Task inputs >>
--

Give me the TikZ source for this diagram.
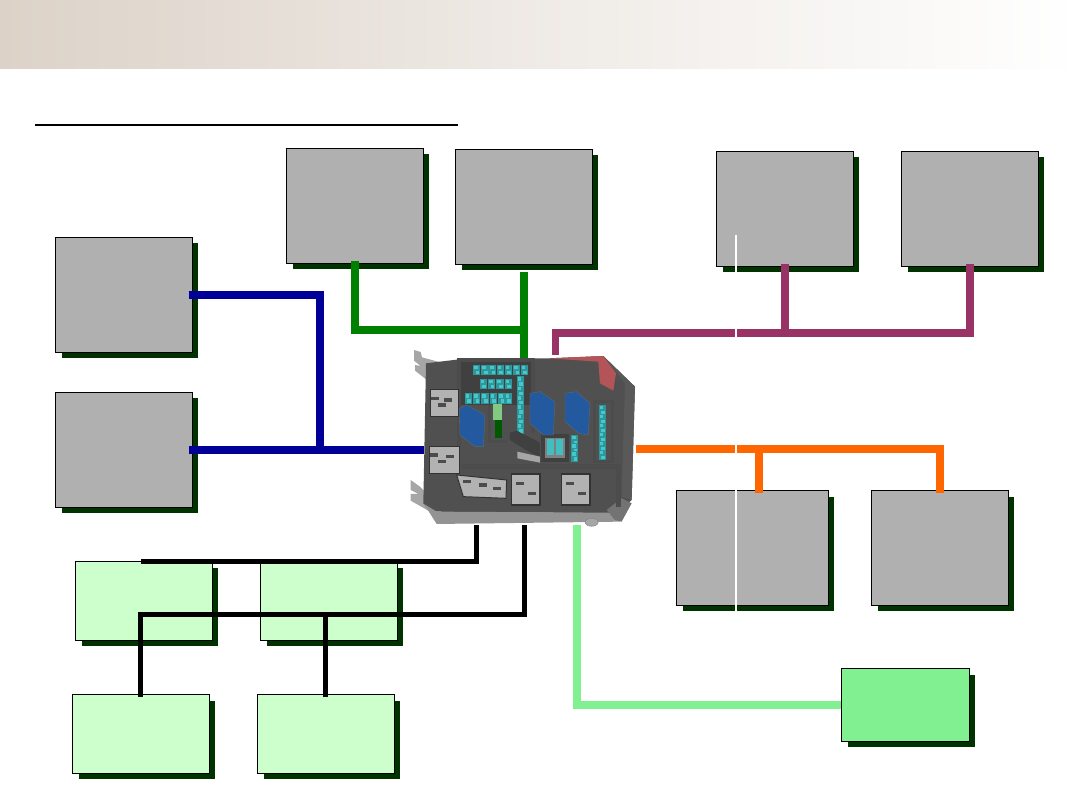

--

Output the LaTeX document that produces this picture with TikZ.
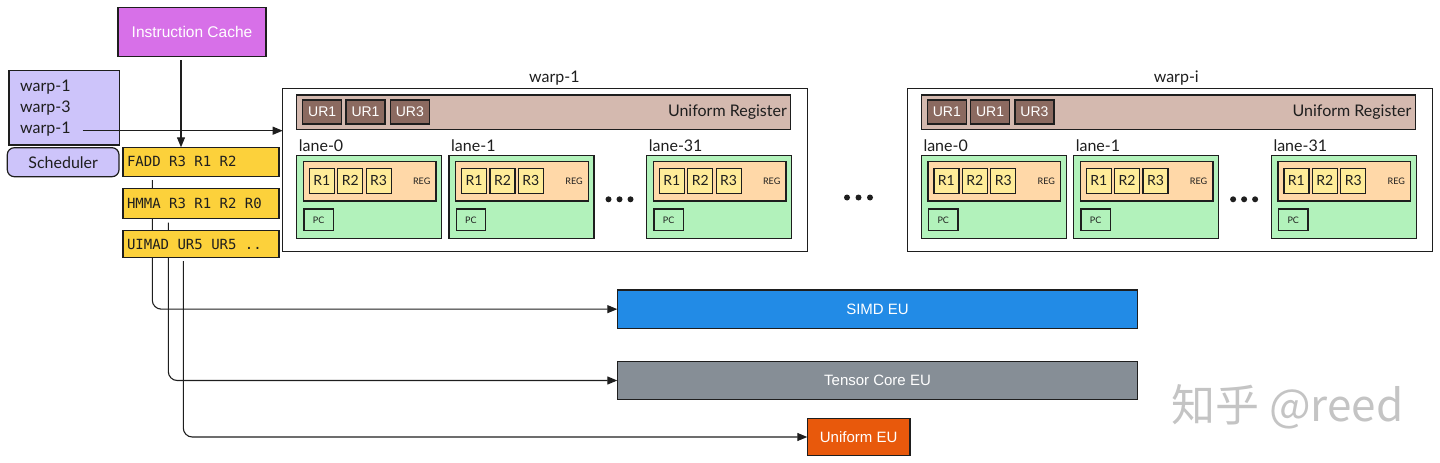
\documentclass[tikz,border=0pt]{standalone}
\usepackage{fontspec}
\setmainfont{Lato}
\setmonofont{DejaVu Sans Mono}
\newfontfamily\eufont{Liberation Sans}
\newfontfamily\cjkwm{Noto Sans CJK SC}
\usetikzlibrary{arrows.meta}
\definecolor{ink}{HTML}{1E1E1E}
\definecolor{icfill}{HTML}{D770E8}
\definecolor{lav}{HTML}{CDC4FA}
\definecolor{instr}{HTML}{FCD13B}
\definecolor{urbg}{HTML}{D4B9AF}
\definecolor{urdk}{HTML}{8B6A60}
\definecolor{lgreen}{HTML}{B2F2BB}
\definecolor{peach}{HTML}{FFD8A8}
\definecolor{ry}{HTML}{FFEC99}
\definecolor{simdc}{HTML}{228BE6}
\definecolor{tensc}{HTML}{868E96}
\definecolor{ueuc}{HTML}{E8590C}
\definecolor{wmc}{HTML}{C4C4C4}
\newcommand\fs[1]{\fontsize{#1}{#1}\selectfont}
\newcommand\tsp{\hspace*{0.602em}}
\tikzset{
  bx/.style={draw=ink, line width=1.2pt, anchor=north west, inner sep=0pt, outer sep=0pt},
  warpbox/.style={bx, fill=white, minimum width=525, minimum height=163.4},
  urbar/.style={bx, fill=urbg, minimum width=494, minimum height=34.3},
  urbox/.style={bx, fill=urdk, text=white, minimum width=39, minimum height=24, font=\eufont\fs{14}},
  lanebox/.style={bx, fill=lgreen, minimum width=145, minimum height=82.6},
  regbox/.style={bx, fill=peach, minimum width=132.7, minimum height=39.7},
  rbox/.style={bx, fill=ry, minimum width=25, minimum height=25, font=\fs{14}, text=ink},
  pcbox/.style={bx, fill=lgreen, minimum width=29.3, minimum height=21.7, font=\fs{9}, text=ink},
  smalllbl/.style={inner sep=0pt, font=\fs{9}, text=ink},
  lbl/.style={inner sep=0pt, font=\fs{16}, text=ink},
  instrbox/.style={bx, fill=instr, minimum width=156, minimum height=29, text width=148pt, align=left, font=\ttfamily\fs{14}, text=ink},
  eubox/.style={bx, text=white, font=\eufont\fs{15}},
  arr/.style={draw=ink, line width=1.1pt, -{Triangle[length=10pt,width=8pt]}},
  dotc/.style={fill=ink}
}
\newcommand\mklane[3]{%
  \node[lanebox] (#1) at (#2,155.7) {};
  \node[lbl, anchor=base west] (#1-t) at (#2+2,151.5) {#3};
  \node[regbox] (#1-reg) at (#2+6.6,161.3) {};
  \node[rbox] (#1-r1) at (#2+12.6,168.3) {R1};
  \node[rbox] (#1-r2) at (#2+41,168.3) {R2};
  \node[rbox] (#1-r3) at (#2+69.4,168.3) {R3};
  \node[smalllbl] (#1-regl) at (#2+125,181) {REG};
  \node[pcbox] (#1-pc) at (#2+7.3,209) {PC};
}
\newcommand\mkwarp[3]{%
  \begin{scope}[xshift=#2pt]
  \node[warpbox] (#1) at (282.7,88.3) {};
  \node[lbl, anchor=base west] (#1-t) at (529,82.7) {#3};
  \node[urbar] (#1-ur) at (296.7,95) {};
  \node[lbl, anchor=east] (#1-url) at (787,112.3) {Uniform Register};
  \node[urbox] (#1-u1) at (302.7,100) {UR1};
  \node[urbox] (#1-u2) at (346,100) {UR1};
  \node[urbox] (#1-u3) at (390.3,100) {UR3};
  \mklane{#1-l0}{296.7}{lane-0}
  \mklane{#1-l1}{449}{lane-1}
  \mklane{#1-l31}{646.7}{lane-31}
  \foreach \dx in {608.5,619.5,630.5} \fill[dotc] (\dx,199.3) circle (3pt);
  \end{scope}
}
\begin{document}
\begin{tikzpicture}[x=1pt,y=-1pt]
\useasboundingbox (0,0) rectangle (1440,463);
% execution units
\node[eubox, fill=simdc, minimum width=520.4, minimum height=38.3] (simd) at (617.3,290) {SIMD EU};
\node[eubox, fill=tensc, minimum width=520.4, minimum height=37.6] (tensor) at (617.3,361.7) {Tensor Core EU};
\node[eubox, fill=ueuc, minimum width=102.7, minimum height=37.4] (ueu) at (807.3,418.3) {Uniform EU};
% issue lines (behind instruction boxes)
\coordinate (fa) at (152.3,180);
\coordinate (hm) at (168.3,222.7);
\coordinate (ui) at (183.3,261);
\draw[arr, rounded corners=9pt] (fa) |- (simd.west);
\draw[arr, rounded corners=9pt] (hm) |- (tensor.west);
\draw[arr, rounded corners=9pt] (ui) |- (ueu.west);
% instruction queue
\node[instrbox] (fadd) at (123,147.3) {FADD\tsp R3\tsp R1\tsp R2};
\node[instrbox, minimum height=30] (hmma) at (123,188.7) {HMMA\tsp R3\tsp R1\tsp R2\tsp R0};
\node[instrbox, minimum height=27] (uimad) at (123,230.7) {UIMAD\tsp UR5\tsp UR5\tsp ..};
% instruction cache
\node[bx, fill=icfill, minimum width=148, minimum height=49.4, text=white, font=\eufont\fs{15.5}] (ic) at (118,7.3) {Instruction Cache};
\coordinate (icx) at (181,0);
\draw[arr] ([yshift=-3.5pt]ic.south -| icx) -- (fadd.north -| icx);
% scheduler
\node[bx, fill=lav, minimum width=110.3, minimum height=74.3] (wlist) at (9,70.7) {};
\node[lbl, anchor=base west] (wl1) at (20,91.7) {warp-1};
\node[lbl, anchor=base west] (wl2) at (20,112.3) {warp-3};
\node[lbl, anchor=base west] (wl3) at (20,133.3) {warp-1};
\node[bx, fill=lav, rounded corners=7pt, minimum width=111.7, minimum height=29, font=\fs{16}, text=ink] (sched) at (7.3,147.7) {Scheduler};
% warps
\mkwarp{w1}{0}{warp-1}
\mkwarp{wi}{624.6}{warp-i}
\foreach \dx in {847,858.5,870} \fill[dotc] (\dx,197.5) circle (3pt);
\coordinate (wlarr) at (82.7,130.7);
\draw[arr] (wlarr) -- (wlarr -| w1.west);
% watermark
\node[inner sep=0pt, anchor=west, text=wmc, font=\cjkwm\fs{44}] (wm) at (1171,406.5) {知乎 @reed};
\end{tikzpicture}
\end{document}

--

Task to complete >>
Report every line in the data above in which the word "this" appears.

Answer >>
Give me the TikZ source for this diagram.
Output the LaTeX document that produces this picture with TikZ.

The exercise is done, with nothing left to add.